Although the proportion of overspend is not a function of budget size, are smaller budgets more likely to overspend in general? Using the same dataset as before, we determined the probability of overspend by budget size for multiple thresholds. This is graphed below:
The X-axis shows the Budget Size (log axis) and the Y-axis shows the Probability of Overspend. Each of the lines represents a different threshold of overspend. What do the charts tell us? As budget size decreases, the likelihood of overspending increases. Budgets less than $30 are more at risk to overspend, at 10% chance of overspend. A $1 budget has around a 45% chance of overspending, and a 12% chance of overspending by more than 30% of its daily budget.
Multiple geography and distribution
If you want to target multiple geographic locations (e.g., United States and Europe), we recommend creating separate campaigns for each geography. Otherwise, you will not be able to control how your budget is spent across geographies (since each geographic location is agnostic of the other, each will try to spend the entire budget and will not stop until the campaign or line item budget threshold is reached).
How does Microsoft Advertising combat these issues?

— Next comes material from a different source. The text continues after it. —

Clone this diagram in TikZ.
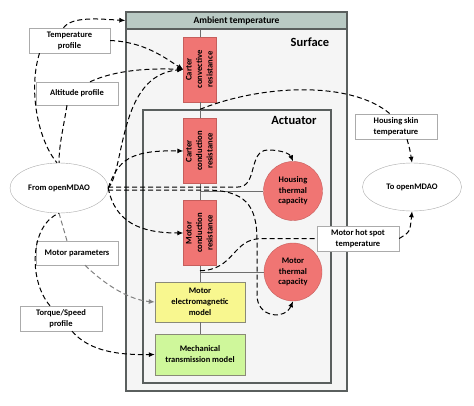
\documentclass[tikz,border=0pt]{standalone}
\usepackage{fontspec}
\setmainfont{Carlito}
\usetikzlibrary{arrows.meta,shapes.geometric}
\definecolor{wallgray}{HTML}{5A5F5E}
\definecolor{boxfill}{HTML}{F5F5F5}
\definecolor{ambientfill}{HTML}{B9CAC4}
\definecolor{resfill}{HTML}{F07573}
\definecolor{resborder}{HTML}{C65E5C}
\definecolor{emfill}{HTML}{F8F78F}
\definecolor{mechfill}{HTML}{CFF79B}
\definecolor{modelborder}{HTML}{8A8A78}
\definecolor{labelborder}{HTML}{ABABAB}
\definecolor{spinegray}{HTML}{6E6E6E}
\tikzset{
    wall/.style={draw=wallgray, line width=1.3pt, fill=boxfill},
    resist/.style={draw=resborder, fill=resfill, minimum width=33, minimum height=65, inner sep=0pt,
        font=\fontsize{8.6}{10.6}\selectfont\bfseries},
    model/.style={draw=modelborder, minimum width=90, minimum height=40, align=center, inner sep=1pt},
    capacity/.style={circle, draw=resborder, fill=resfill, minimum size=59, align=center, inner sep=0pt,
        font=\fontsize{8.5}{10.5}\selectfont\bfseries},
    datalabel/.style={draw=labelborder, fill=white, minimum width=82, minimum height=25, align=center, inner sep=1pt},
    port/.style={ellipse, draw=labelborder, fill=white, minimum width=98, minimum height=49, inner sep=0pt},
    spine/.style={draw=spinegray, line width=0.9pt},
    signal/.style={line width=1pt, dash pattern=on 5pt off 3pt},
    flow/.style={signal, -{Latex[length=6pt,width=5pt]}},
}
\newcommand{\vlabel}[1]{\rotatebox{90}{\begin{tabular}{@{}c@{}}#1\end{tabular}}}
\begin{document}
\begin{tikzpicture}[x=1pt, y=-1pt, font=\fontsize{8.5}{11}\selectfont\bfseries]
            \useasboundingbox (0,0) rectangle (474,405);

            \node (surface) at (236.5,201.5) [wall, minimum width=221, minimum height=379] {};
            \node (ambient) at (236.5,20.5) [wall, fill=ambientfill, minimum width=221, minimum height=17,
                font=\fontsize{9.5}{11}\selectfont\bfseries] {Ambient temperature};
            \node (surfacetitle) at (310,42) [font=\fontsize{12.5}{14}\selectfont\bfseries] {Surface};
            \node (actuator) at (237,246.5) [wall, minimum width=188, minimum height=273] {};
            \node (actuatortitle) at (294,120) [font=\fontsize{12.5}{14}\selectfont\bfseries] {Actuator};

            \node (cconv) at (200,69.5) [resist] {\vlabel{Carter\\convective\\resistance}};
            \node (ccond) at (200,151) [resist] {\vlabel{Carter\\conduction\\resistance}};
            \node (mcond) at (200,233) [resist] {\vlabel{Motor\\conduction\\resistance}};
            \node (emag) at (200,302) [model, fill=emfill] {Motor\\electromagnetic\\model};
            \node (mech) at (200,354.5) [model, fill=mechfill, minimum height=41] {Mechanical\\transmission model};
            \node (hcap) at (293,191) [capacity] {Housing\\thermal\\capacity};
            \node (mcap) at (293,272) [capacity, minimum size=58] {Motor\\thermal\\capacity};

            \draw[spine] (ambient.south -| cconv) -- (cconv.north);
            \draw[spine] (cconv.south) -- (ccond.north);
            \draw[spine] (ccond.south) -- (mcond.north);
            \draw[spine] (mcond.south) -- (emag.north);
            \draw[spine] (emag.south) -- (mech.north);
            \draw[spine] (hcap.west -| ccond) -- (hcap.west);
            \draw[spine] (mcap.west -| mcond) -- (mcap.west);

            \node (tprof) at (69.5,40.5) [datalabel, minimum width=81] {Temperature\\profile};
            \node (aprof) at (77,93.5) [datalabel, minimum height=23] {Altitude profile};
            \node (from) at (59,188) [port, minimum height=50] {From openMDAO};
            \node (mpar) at (77,253) [datalabel, minimum height=24] {Motor parameters};
            \node (tsp) at (61,318.5) [datalabel] {Torque/Speed\\profile};
            \node (hskin) at (396,126.5) [datalabel] {Housing skin\\temperature};
            \node (to) at (412,187) [port, minimum width=99, minimum height=48] {To openMDAO};
            \node (mhot) at (358,238.5) [datalabel] {Motor hot spot\\temperature};

            \draw[flow] ([xshift=-6]tprof.north) .. controls (72,16) and (100,19) .. (ambient.west);
            \draw[signal] ([xshift=-30]tprof.south) .. controls (28,90) and (38,140) .. ([xshift=-2]from.north);
            \draw[signal] ([xshift=-10]aprof.south) .. controls (63,130) and (59,145) .. (from.north);
            \draw[flow] (tprof.east) .. controls (145,42) and (165,58) .. (cconv.west);
            \draw[flow] ([xshift=13]aprof.north) .. controls (115,70) and (150,68) .. (cconv.west);
            \draw[flow] (from.east) .. controls (125,170) and (118,75) .. (cconv.west);
            \draw[flow] (from.east) .. controls (118,160) and (130,150) .. (ccond.west);
            \draw[flow] ([yshift=1]from.east) -- (238,187) .. controls (258,187) and (248,150) .. (268,150)
                .. controls (282,150) and (290,154) .. (hcap.north);
            \draw[flow] ([yshift=-2]from.east) -- (205,190) .. controls (245,190) and (257,205) .. (257,240)
                -- (257,295) .. controls (257,318) and (285,320) .. (mcap.south);
            \draw[flow] (from.east) .. controls (115,222) and (140,233) .. (mcond.west);
            \draw[signal] (cconv |- actuator.north) .. controls (260,85) and (350,80) .. ([xshift=-6]hskin.north);
            \draw[flow] ([xshift=11]hskin.south) .. controls (410,150) .. (to.north);
            \draw[signal] ([yshift=-5]mcond.south) .. controls (235,270) and (232,238.5) .. (262,238.5) -- (mhot.west);
            \draw[flow] (mhot.east) .. controls (410,232) .. (to.south);
            \draw[signal, draw=gray] ([xshift=-10]mpar.north) -- (from.south);
            \draw[flow, draw=gray] ([xshift=8]mpar.south) .. controls (105,285) and (130,300) .. (emag.west);
            \draw[signal] ([xshift=-11]tsp.north) .. controls (28,280) and (30,225) .. (from.south);
            \draw[flow] ([xshift=11]tsp.south) .. controls (90,352) and (120,355) .. (mech.west);
\end{tikzpicture}
\end{document}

We realize that these inherent fluctuations in budgeting can cause problems for our clients regardless of their overall advertising budget. To combat this concern, we apply the concept of Daily Pacing. By tracking metrics such as the number of bids per impression cleared (also known as the win rate), the average time between bids, the budget impact of each impression cleared, and the number of milliseconds to wait between bids for optimal delivery, we know how often to bid on an impression and how often to pass on an opportunity to bid. This procedure greatly smooths the bumps in your spend curve and gives you greater confidence that your campaigns will spend as close as possible to your budget.